Article 70 (Chargeable event – Importation of Goods)
The chargeable event shall occur and VAT shall become chargeable when the goods are imported.

Article 71
1. Where, on entry into the Community, goods are placed under one of the arrangements or situations referred to in Articles 156, 276 and 277, or under temporary importation arrangements with total exemption from import duty, or under external transit arrangements, the chargeable event shall occur and VAT shall become chargeable only when the goods cease to be covered by those arrangements or situations.
However, where imported goods are subject to customs duties, to agricultural levies or to charges having equivalent effect established under a common policy, the chargeable event shall occur and VAT shall become chargeable when the chargeable event in respect of those duties occurs and those duties become chargeable.
2. Where imported goods are not subject to any of the duties referred to in the second subparagraph of paragraph 1, Member States shall, as regards the chargeable event and the moment when VAT becomes chargeable, apply the provisions in force governing customs duties.


Facts

  • The applicant is contesting the assessment of import VAT on smuggled cigarettes.
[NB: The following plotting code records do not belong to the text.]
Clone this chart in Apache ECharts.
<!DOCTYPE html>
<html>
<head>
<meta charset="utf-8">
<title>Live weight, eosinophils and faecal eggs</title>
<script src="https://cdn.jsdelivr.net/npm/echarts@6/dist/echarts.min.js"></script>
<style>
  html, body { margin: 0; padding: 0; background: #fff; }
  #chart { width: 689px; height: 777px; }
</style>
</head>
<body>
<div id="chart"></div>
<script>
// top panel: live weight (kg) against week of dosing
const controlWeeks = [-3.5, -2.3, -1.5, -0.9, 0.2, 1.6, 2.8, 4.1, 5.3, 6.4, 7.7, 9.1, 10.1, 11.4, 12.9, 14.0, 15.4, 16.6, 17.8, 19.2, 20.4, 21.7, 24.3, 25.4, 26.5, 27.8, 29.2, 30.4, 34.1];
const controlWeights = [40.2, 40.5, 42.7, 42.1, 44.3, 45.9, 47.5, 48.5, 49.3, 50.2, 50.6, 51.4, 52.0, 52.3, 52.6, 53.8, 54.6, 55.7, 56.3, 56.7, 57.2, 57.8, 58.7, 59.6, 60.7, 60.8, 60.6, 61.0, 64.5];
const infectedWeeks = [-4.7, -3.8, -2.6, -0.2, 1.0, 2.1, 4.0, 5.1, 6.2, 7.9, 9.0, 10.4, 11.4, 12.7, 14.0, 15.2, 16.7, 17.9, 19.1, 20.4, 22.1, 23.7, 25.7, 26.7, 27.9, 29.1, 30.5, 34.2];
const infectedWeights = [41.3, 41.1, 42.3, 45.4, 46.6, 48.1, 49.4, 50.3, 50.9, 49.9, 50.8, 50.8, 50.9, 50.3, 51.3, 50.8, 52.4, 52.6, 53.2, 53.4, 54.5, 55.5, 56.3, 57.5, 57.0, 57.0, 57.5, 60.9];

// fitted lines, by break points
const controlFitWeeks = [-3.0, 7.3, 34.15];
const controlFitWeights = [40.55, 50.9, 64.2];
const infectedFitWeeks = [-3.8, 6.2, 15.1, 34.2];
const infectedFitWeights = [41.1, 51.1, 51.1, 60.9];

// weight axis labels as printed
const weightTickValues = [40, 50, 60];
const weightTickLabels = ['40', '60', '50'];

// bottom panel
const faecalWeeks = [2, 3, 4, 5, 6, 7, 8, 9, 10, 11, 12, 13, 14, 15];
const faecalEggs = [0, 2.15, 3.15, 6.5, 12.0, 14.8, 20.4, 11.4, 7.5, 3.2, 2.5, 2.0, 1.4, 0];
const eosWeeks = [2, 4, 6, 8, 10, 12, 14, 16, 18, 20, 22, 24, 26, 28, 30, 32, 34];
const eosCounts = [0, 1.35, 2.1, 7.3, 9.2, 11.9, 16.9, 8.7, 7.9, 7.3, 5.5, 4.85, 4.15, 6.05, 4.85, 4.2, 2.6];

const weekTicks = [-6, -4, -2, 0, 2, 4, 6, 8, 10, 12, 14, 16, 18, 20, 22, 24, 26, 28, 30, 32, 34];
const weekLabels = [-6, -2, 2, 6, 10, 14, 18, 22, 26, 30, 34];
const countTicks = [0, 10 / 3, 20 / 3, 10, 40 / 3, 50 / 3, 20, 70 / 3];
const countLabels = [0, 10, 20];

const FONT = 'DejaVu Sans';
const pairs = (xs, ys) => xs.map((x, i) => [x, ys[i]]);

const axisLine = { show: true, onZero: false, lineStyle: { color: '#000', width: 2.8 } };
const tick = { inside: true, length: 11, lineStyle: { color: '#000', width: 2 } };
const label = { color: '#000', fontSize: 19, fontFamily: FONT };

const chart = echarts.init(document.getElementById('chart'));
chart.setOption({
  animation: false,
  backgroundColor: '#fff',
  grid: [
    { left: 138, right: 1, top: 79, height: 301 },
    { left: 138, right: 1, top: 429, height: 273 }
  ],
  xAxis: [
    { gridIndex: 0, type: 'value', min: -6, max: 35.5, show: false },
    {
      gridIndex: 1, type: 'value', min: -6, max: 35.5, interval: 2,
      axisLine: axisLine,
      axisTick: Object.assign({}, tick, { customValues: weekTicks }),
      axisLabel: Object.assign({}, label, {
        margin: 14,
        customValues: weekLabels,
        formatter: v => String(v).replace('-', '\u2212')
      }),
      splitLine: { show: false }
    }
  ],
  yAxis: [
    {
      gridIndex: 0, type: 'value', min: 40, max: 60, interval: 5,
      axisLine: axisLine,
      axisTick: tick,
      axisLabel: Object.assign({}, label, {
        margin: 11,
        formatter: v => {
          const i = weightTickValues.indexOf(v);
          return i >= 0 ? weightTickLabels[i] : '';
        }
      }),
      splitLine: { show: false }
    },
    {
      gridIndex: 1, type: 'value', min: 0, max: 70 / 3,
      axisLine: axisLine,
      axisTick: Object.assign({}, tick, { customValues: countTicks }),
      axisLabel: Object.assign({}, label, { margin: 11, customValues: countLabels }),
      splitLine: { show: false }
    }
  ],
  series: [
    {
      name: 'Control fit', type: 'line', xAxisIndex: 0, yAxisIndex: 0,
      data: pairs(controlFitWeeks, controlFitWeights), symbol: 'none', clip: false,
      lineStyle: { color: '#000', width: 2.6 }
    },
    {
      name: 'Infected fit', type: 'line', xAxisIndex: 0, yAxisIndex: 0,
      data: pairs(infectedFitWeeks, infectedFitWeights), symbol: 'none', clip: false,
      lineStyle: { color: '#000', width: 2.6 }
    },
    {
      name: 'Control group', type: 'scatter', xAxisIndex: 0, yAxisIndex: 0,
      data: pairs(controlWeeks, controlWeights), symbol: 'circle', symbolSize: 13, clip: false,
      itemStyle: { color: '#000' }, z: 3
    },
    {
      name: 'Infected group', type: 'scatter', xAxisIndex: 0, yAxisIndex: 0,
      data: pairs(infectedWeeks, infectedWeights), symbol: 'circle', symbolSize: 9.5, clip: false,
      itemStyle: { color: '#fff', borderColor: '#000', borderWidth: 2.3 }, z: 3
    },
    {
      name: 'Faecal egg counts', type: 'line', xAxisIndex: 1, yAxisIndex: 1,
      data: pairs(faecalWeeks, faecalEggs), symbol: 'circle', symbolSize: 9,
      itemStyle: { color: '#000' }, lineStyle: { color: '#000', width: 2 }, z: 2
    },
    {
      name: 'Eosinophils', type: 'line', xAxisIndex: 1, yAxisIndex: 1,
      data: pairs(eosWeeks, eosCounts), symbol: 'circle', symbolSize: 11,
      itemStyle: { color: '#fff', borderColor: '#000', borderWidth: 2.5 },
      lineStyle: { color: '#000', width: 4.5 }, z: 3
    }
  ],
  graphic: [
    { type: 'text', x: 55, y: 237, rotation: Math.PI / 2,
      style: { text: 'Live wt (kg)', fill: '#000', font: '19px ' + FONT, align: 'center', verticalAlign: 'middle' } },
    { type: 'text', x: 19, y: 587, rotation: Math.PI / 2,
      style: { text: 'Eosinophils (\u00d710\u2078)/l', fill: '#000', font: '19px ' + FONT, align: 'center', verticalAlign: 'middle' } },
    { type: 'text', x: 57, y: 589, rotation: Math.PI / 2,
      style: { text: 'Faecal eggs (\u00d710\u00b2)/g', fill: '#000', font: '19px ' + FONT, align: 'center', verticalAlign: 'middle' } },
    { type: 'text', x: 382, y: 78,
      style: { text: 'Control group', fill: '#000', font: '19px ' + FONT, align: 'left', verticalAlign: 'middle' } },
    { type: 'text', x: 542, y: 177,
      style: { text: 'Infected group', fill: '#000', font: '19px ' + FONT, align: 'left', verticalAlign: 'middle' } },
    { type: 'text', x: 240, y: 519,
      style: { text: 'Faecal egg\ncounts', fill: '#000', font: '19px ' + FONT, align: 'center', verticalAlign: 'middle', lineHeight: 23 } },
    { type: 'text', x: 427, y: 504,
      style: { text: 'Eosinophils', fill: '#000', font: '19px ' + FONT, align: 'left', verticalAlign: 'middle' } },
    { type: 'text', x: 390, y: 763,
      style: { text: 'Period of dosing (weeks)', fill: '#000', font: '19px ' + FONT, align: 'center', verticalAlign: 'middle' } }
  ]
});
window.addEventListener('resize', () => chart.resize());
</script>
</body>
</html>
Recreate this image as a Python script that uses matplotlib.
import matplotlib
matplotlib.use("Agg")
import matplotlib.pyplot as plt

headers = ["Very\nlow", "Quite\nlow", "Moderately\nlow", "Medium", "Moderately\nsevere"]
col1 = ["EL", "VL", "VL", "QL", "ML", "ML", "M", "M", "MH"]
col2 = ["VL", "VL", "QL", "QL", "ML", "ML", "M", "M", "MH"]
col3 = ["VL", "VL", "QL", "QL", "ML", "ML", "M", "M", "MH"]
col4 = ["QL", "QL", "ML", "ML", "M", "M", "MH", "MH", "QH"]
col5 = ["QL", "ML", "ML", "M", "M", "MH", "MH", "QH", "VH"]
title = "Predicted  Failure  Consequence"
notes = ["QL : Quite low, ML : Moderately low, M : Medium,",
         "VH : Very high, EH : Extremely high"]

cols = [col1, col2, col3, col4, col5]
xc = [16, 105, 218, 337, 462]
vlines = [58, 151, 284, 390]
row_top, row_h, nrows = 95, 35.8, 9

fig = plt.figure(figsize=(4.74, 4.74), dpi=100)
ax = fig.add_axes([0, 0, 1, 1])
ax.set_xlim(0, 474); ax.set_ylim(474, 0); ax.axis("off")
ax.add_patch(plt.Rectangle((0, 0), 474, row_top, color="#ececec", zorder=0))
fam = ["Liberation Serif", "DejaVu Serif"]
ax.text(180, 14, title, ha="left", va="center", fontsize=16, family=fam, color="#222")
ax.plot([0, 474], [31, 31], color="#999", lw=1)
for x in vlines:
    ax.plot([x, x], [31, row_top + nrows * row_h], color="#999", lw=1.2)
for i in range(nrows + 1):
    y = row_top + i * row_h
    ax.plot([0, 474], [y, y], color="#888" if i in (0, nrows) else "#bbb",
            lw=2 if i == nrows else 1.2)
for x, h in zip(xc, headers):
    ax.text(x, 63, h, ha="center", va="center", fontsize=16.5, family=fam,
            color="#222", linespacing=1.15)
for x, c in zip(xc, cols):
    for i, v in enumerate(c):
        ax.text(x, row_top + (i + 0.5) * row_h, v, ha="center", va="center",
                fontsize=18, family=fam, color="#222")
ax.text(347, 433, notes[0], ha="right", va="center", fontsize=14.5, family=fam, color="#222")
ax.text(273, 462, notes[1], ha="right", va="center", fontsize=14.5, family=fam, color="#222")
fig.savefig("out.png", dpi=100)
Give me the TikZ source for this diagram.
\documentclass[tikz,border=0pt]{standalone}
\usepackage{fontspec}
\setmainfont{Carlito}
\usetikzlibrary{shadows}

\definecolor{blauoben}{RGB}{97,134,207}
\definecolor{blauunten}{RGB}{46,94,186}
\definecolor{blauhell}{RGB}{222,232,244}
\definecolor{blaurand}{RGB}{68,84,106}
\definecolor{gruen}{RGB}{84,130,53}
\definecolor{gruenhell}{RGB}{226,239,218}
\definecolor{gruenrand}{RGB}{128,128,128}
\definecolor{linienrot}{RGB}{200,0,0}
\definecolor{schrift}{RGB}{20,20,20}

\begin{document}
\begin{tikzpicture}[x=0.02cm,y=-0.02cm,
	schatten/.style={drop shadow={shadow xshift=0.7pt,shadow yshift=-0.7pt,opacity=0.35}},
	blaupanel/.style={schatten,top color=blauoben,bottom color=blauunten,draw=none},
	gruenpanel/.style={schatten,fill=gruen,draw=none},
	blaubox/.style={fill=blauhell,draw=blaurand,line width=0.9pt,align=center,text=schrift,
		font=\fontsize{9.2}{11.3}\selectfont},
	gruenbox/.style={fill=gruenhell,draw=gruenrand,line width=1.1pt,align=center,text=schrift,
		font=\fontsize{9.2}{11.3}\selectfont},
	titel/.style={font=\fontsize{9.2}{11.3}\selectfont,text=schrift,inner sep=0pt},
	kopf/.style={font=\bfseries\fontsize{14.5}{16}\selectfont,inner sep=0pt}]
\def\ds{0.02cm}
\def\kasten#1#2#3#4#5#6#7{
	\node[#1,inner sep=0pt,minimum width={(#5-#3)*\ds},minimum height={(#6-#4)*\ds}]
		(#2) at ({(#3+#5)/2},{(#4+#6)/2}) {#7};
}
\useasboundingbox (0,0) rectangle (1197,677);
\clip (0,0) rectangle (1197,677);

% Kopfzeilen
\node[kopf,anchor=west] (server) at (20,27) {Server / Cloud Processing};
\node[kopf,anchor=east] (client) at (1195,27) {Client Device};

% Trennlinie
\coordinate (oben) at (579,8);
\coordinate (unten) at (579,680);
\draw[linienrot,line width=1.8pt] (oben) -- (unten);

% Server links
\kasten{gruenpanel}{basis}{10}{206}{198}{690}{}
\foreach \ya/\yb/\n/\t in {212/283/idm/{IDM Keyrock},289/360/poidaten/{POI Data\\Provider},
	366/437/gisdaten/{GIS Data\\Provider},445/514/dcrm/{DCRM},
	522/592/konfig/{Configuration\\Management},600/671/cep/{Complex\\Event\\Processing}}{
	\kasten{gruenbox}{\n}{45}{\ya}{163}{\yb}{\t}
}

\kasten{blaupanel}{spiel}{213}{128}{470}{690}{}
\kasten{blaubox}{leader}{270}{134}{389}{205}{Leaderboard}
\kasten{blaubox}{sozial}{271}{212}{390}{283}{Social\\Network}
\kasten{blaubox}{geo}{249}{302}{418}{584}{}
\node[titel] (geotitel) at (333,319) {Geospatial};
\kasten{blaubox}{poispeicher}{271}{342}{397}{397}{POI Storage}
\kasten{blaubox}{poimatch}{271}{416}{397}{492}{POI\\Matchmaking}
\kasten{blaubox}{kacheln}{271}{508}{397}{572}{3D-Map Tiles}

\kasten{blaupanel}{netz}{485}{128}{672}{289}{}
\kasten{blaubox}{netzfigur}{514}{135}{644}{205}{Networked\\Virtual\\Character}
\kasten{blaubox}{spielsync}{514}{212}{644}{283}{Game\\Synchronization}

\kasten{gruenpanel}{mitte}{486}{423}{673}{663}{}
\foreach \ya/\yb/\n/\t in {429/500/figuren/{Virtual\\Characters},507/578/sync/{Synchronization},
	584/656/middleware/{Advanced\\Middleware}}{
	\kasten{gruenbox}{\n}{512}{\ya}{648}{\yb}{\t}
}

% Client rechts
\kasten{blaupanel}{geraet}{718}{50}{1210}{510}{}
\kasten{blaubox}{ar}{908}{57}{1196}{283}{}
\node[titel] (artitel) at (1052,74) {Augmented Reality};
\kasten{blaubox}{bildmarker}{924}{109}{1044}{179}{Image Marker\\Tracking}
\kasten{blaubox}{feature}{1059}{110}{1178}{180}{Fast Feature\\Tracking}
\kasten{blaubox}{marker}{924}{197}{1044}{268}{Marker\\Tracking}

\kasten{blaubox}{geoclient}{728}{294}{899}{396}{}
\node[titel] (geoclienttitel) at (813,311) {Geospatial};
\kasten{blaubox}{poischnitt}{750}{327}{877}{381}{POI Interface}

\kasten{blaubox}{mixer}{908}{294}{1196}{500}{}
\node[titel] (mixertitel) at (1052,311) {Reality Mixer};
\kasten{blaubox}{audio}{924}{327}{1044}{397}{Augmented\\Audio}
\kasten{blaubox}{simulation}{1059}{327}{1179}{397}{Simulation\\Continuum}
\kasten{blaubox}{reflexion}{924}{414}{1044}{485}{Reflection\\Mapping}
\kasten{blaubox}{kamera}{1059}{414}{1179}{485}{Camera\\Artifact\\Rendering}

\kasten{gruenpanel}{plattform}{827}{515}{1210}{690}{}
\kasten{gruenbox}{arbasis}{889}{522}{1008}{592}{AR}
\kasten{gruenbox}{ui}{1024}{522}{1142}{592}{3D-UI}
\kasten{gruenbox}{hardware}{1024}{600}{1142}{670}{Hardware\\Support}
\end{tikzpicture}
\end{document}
On 29 September 2012, at a market in Słubice (Poland), the applicant, who is resident in Poland, acquired a total of 43 760 cigarettes, to which only Ukrainian and Belarussian revenue stamps were  affixed. Without informing the customs authorities, he transported those cigarettes to Germany, where he delivered them to his German buyer near Braunschweig on 2 October 2012. On making the delivery, the applicant was arrested and the cigarettes were seized and subsequently destroyed.
  • By tax notice of 3 February 2015, the defendant assessed import VAT for the cigarettes at EUR 2 006.38. The cigarettes had been unlawfully introduced into the customs territory of the European Union. The customs debt had therefore been incurred pursuant to Article 202(1)(a) of the Customs Code. Since the applicant should have been aware of this, he was a debtor under the third indent of Article 202(3) of the Customs Code. On the basis of the application mutatis mutandis of those customs rules in accordance with Paragraph 21(2) of the UStG, the tax debt had been incurred and the applicant had become a debtor in respect of import VAT. By his action, the applicant is contesting that tax notice.

Questions

Is Directive 2006/112/EC and, in particular, Articles 30 and 60 thereof, infringed where Article 215(4) of Regulation (EEC) No 2913/92 is declared  under a national provision to be applicable mutatis mutandis to import VAT?


AG Opinion

None


Decision 

The first paragraph of Article 30, Article 60 and the second subparagraph of Article 71(1) of Council Directive 2006/112/EC of 28 November 2006 on the common system of value added tax

must be interpreted as precluding national legislation under which Article 215(4) of Council Regulation (EEC) No 2913/92 of 12 October 1992 establishing the Community Customs Code, as amended by Regulation (EC) No 2700/2000 of the European Parliament and of the Council of 16 November 2000, applies mutatis mutandis to import value added tax (VAT) as regards the determination of the place where that import VAT is incurred.


Summary

  • The referring court wants to know if national legislation applying Article 215(4) of the Customs Code to import VAT for determining its place of origination is precluded by Directive 2006/112.
  • Importation of goods is subject to VAT under Article 2(1)(d) of the Directive, with importation taking place in the Member State where the goods are located upon entry into the EU.
  • The event and chargeability of VAT occur at the time of importation, but if items are subject to customs duties, the VAT event and claim arise when the customs duties claim arises.
  • This link between customs and VAT legislation does not determine the place of importation for VAT purposes.
  • The Court has confirmed this interpretation, recognizing parallelism between import VAT and customs duties, and that a VAT liability may exist in addition to customs debt.